TASK GOAL:
Do not repeat pictures. Repeat exactly the lines of the listing below from its first line through the line with "plt.rcParams['font.family'] = ['Liberation".

─── DATA SUPPLIED

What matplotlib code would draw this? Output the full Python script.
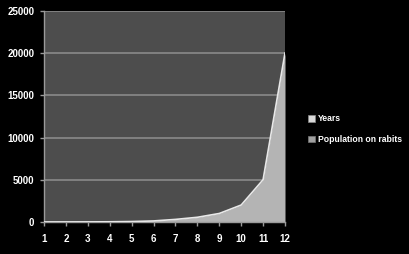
import matplotlib
matplotlib.use('Agg')
import matplotlib.pyplot as plt
from matplotlib.patches import Patch
import numpy as np

plt.rcParams['font.family'] = ['Liberation Sans', 'DejaVu Sans']

years = [1, 2, 3, 4, 5, 6, 7, 8, 9, 10, 11, 12]
population = [2, 5, 10, 20, 50, 120, 300, 550, 1000, 2000, 5000, 20000]
yticks = [0, 5000, 10000, 15000, 20000, 25000]

x = np.array(years)
yrs = np.array(years, dtype=float)
pop = np.array(population, dtype=float)

fig = plt.figure(figsize=(4.10, 2.54), dpi=100)
fig.patch.set_facecolor('black')
ax = fig.add_axes([44/410, 1 - 222/254, 241/410, 211/254])
ax.set_facecolor('#4d4d4d')

# stacked areas
ax.fill_between(x, 0, yrs, color='#d8d8d8', lw=0)
ax.fill_between(x, yrs, yrs + pop, color='#b4b4b4', lw=0, zorder=2)
ax.plot(x, yrs + pop, color='#e8e8e8', lw=1.2, zorder=3)

ax.set_xlim(1, 12)
ax.set_ylim(0, 25000)
ax.set_xticks(years)
ax.set_yticks(yticks)
ax.yaxis.grid(True, color='#8a8a8a', lw=1.2, zorder=1)
ax.set_axisbelow(True)

for side in ['top', 'right']:
    ax.spines[side].set_visible(False)
for side in ['left', 'bottom']:
    ax.spines[side].set_color('#9a9a9a')
    ax.spines[side].set_linewidth(1)

ax.tick_params(colors='#9a9a9a', length=3, width=1, direction='out')
ax.tick_params(axis='both', labelcolor='white', labelsize=7)
for lab in ax.get_xticklabels() + ax.get_yticklabels():
    lab.set_fontweight('bold')
ax.tick_params(axis='x', pad=6)
ax.tick_params(axis='y', pad=4)

handles = [Patch(facecolor='#d8d8d8', edgecolor='#888888', lw=0.5, label='Years'),
           Patch(facecolor='#a0a0a0', edgecolor='#777777', lw=0.5, label='Population on rabits')]
leg = fig.legend(handles=handles, loc='upper left', bbox_to_anchor=(305/410, 1 - 111/254),
                 frameon=False, fontsize=6.2, handlelength=0.8, handleheight=0.8,
                 handletextpad=0.3, labelspacing=1.35, borderaxespad=0)
for t in leg.get_texts():
    t.set_color('white')
    t.set_fontweight('bold')

fig.savefig('out.png', dpi=100, facecolor='black')
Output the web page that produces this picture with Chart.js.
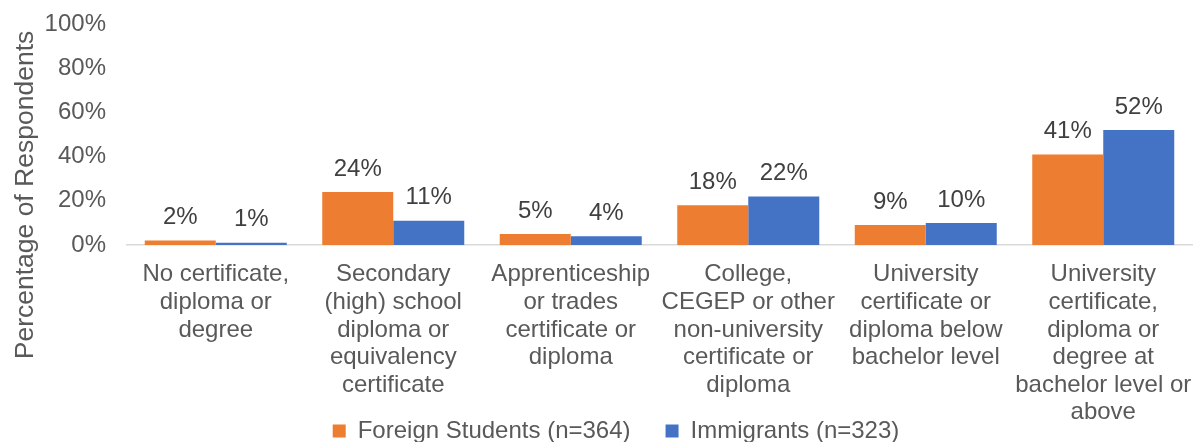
<!DOCTYPE html>
<html>
<head>
<meta charset="utf-8">
<script src="https://cdn.jsdelivr.net/npm/chart.js@4/dist/chart.umd.min.js"></script>
<style>
  html, body { margin: 0; padding: 0; background: #ffffff; }
  #wrap { width: 1193px; height: 442px; }
</style>
</head>
<body>
<div id="wrap"><canvas id="education-chart"></canvas></div>
<script>
// education level by respondent group (percent)
const categories = [
  ["No certificate,", "diploma or", "degree"],
  ["Secondary", "(high) school", "diploma or", "equivalency", "certificate"],
  ["Apprenticeship", "or trades", "certificate or", "diploma"],
  ["College,", "CEGEP or other", "non-university", "certificate or", "diploma"],
  ["University", "certificate or", "diploma below", "bachelor level"],
  ["University", "certificate,", "diploma or", "degree at", "bachelor level or", "above"],
];
const foreignStudents = [2, 24, 5, 18, 9, 41];
const immigrants = [1, 11, 4, 22, 10, 52];
const seriesNames = ["Foreign Students (n=364)", "Immigrants (n=323)"];
const yTicks = [0, 20, 40, 60, 80, 100];
const yTitle = "Percentage of Respondents";

const FONT = "'Liberation Sans', Arial, sans-serif";
const GREY = "#595959";

// value labels above each bar
const barLabels = {
  id: "barLabels",
  afterDatasetsDraw(chart) {
    const ctx = chart.ctx;
    ctx.save();
    ctx.font = "24px " + FONT;
    ctx.fillStyle = "#404040";
    ctx.textAlign = "center";
    ctx.textBaseline = "middle";
    chart.data.datasets.forEach((ds, i) => {
      chart.getDatasetMeta(i).data.forEach((bar, j) => {
        ctx.fillText(ds.data[j] + "%", bar.x, bar.y - 23);
      });
    });
    ctx.restore();
  },
};

// rotated y axis title, centred lower than the plot area
const sideTitle = {
  id: "sideTitle",
  afterDraw(chart) {
    const ctx = chart.ctx;
    ctx.save();
    ctx.translate(33, 195);
    ctx.rotate(-Math.PI / 2);
    ctx.font = "26.5px " + FONT;
    ctx.fillStyle = GREY;
    ctx.textAlign = "center";
    ctx.textBaseline = "alphabetic";
    ctx.fillText(yTitle, 0, 0);
    ctx.restore();
  },
};

// legend sits beside the last long label; the x labels run down past their box
const layoutTweaks = {
  id: "layoutTweaks",
  afterLayout(chart) {
    const lg = chart.legend;
    if (lg) {
      lg.top += 11;
      lg.bottom += 11;
      lg.left += 20;
      lg.right += 20;
    }
    chart.scales.x.bottom = chart.height;
  },
};

window.document.addEventListener("DOMContentLoaded", function () {
  const el = document.querySelector("canvas#education-chart");
  new Chart(el, {
    type: "bar",
    data: {
      labels: categories,
      datasets: [
        {
          label: seriesNames[0],
          data: foreignStudents,
          backgroundColor: "#ED7D31",
          categoryPercentage: 0.8,
          barPercentage: 1.0,
        },
        {
          label: seriesNames[1],
          data: immigrants,
          backgroundColor: "#4472C4",
          categoryPercentage: 0.8,
          barPercentage: 1.0,
        },
      ],
    },
    options: {
      responsive: true,
      maintainAspectRatio: false,
      animation: false,
      layout: { padding: { top: 24, right: 1, left: 0, bottom: 0 } },
      scales: {
        x: {
          grid: { display: false, drawTicks: false },
          border: { display: true, color: "#d9d9d9", width: 1.5 },
          ticks: {
            font: { family: FONT, size: 24, lineHeight: 1.15 },
            color: GREY,
            padding: 16,
            maxRotation: 0,
            minRotation: 0,
            autoSkip: false,
          },
          afterFit(scale) {
            scale.height = 128;
            scale.paddingLeft = 0;
            scale.paddingRight = 0;
          },
        },
        y: {
          min: 0,
          max: 100,
          grid: { display: false, drawTicks: false },
          border: { display: false },
          afterBuildTicks(scale) {
            scale.ticks = yTicks.map((v) => ({ value: v }));
          },
          ticks: {
            font: { family: FONT, size: 24 },
            color: GREY,
            padding: 21,
            callback: (v) => v + "%",
          },
          afterFit(scale) {
            scale.width = 127;
            scale.paddingTop = 0;
            scale.paddingBottom = 0;
          },
        },
      },
      plugins: {
        legend: {
          position: "bottom",
          labels: {
            font: { family: FONT, size: 24 },
            color: GREY,
            boxWidth: 13,
            boxHeight: 13,
            padding: 35,
          },
        },
        tooltip: { enabled: false },
      },
    },
    plugins: [barLabels, sideTitle, layoutTweaks],
  });
});
</script>
</body>
</html>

──────

FULL SOLUTION:
What matplotlib code would draw this? Output the full Python script.
import matplotlib
matplotlib.use('Agg')
import matplotlib.pyplot as plt
from matplotlib.patches import Patch
import numpy as np

plt.rcParams['font.family'] = ['Liberation Sans', 'DejaVu Sans']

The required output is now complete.